For fall ’11, the brand debuted a four-style footwear collection meant for use on and off the course. So far, the line’s breakout hit has been the Cardiff, a spikeless shoe in tumbled leathers and suede accents. Other looks have a golf sensibility without the performance aspects.
“While we make serious shirts for golfers, we felt our opportunity in footwear was on these more transitional shoes that you could wear to and from,” said John Kawaja, EVP of TaylorMade-Adidas Golf, which owns Ashworth. “They are fun shoes we felt the golfer would want to have.”
The shoes are distributed strictly in golf shops. And to capitalize on the success of the Cardiff, Kawaja said a similar style would be added for spring ’12. Here, the exec weighs in launching footwear in a down economy.
1. Why did you want to launch footwear for fall?
JK: It’s not the first time that Ashworth has been in shoes. We were in the performance golf shoe business in the early 1990s without any success. I mean, they were essentially almost unwearable. They were the old Goodyear-welted, hard leather dress shoes with the spikes on the bottom. They were really well made; they just weren’t very comfortable. Our current approach, in terms of our reason for getting in the business, was that we felt there was a need for fun, relaxed shoes that golfers could wear to the golf course. Another important part of our business is allowing the golfer to dress like a golfer and feel like a golfer when he’s not playing golf.

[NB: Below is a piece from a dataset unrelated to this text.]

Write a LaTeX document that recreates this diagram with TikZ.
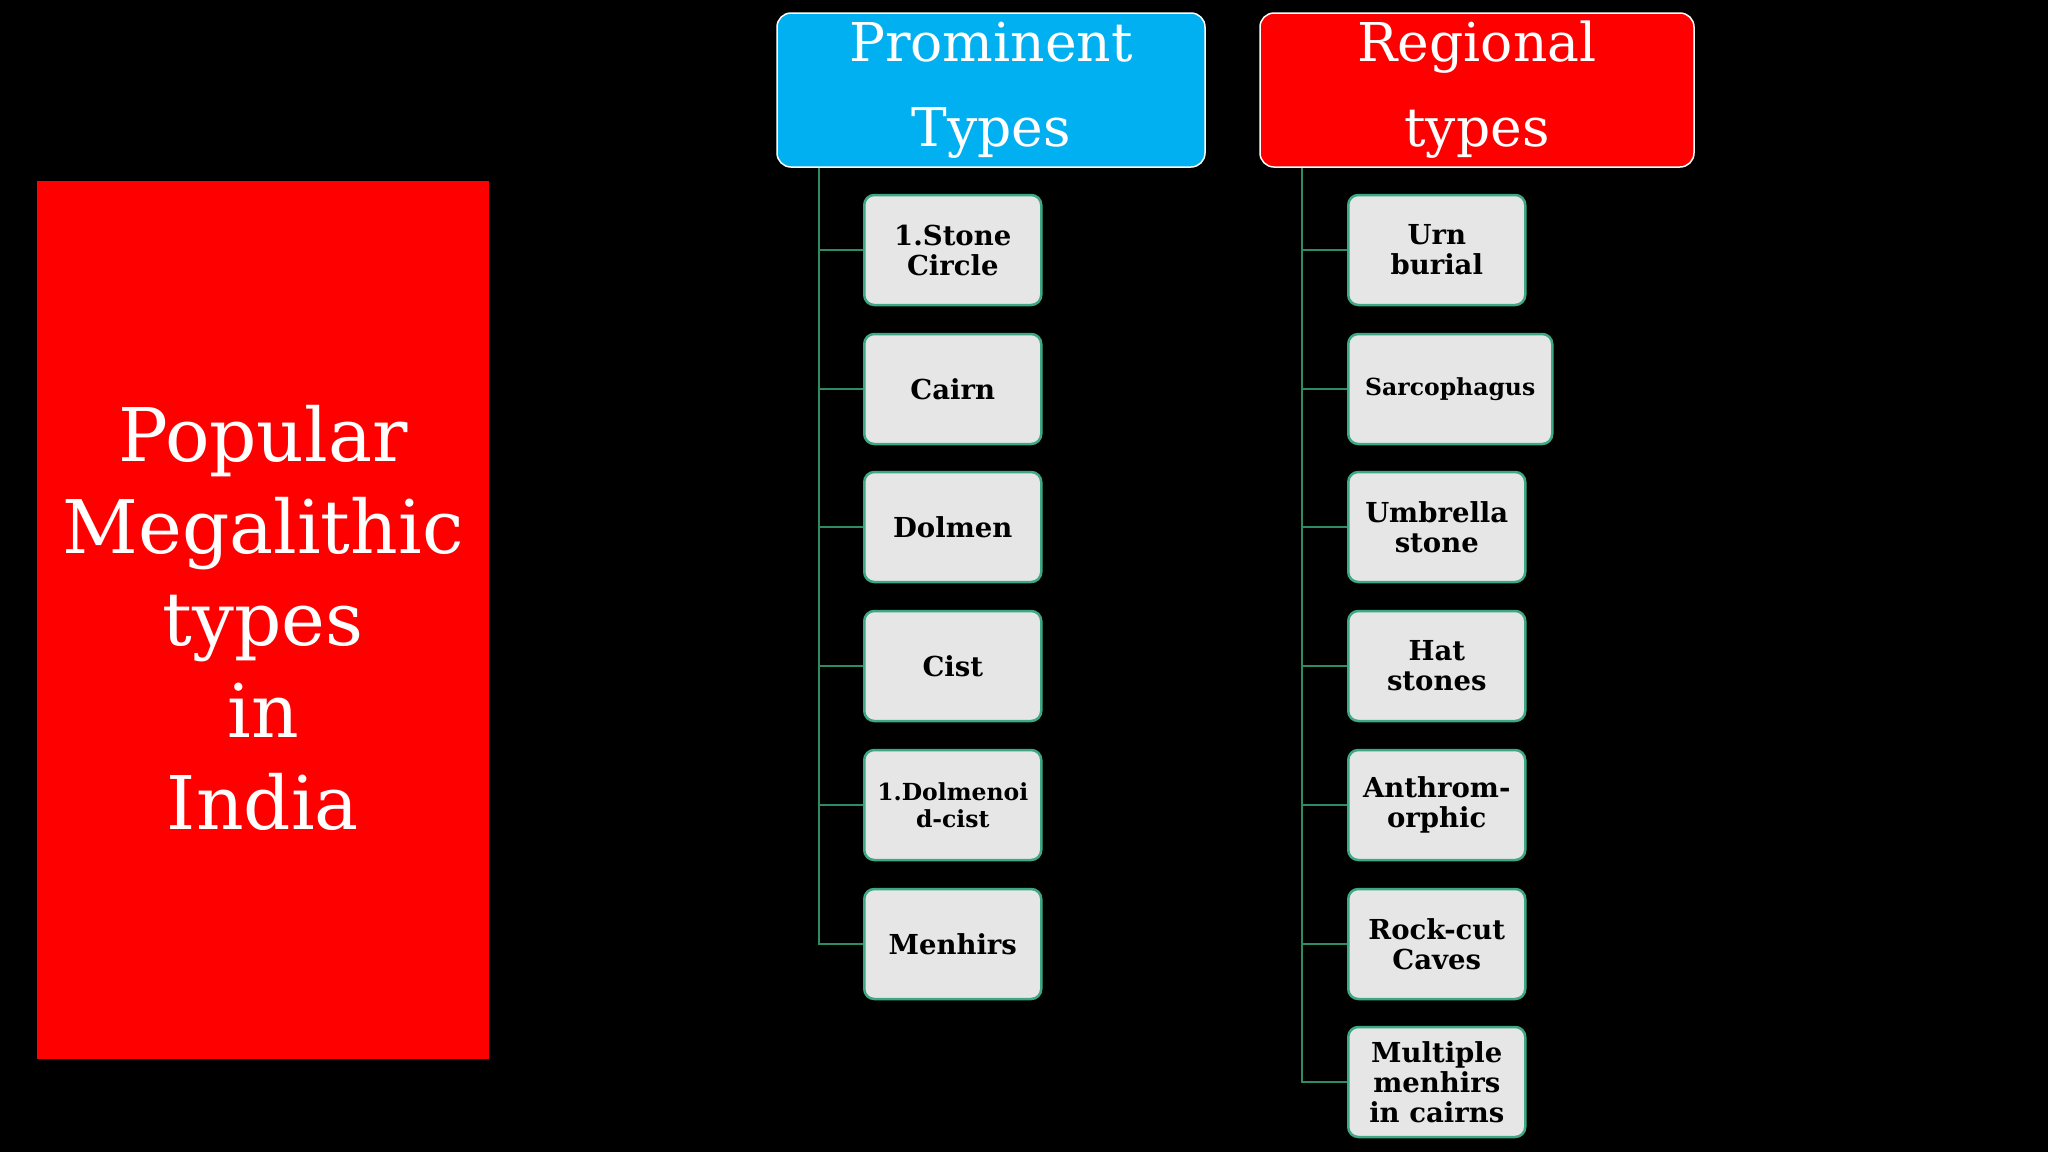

2. How did you decide how big to make the selection starting out?
JK: We looked at what golfers wear and the staple in any guy’s shoe collection: canvas, off-course golf looks. We knew these things would be pretty fringe and more fun than anything else. The one that’s really hit a home run for us is the Cardiff shoe, which is the transitional shoe that can be worn anywhere. To be able to go to the office, have lunch and then go play golf is pretty handy.
3. Do you have a plan for expanding the shoe collection?
JK: I don’t know if it’s going to always be four [styles], but we do want to keep it tight. First and foremost, Ashworth is an apparel brand. So our footwear products are going to be a fun brand expansion, things that can become a staple [for our customers]. We don’t see it being half our business anytime soon. And we don’t want to overburden our retailers. They are selling golf shoes, and this is a new business opportunity for them that they don’t go after today.
4. Sounds like you created a new category. Have retailers been receptive to that?
JK: They have. When the shoes start to leave the shop, they start to get more convinced. When we first started selling [the line], a lot of retailers were willing to bring in a tight size run. The sell-throughs have been phenomenal and the reorders are way past the bookings we did. We’re chasing it, we’re keeping the airplane from China full of shoes, and it will be for the next few months to keep up with the demand.
5. Is it harder to convince retailers to take a chance when the economy is bad?
JK: It’s the nature of retailers to be cautious when people aren’t spending as much. But if your business is going to be down, there’s usually a great opportunity to look for [areas] that might have been previously overlooked. Today, people need all the revenues they can muster up. And if they can do it economically and not be too overburdened by carrying too much inventory, there’s a real opportunity for retailers.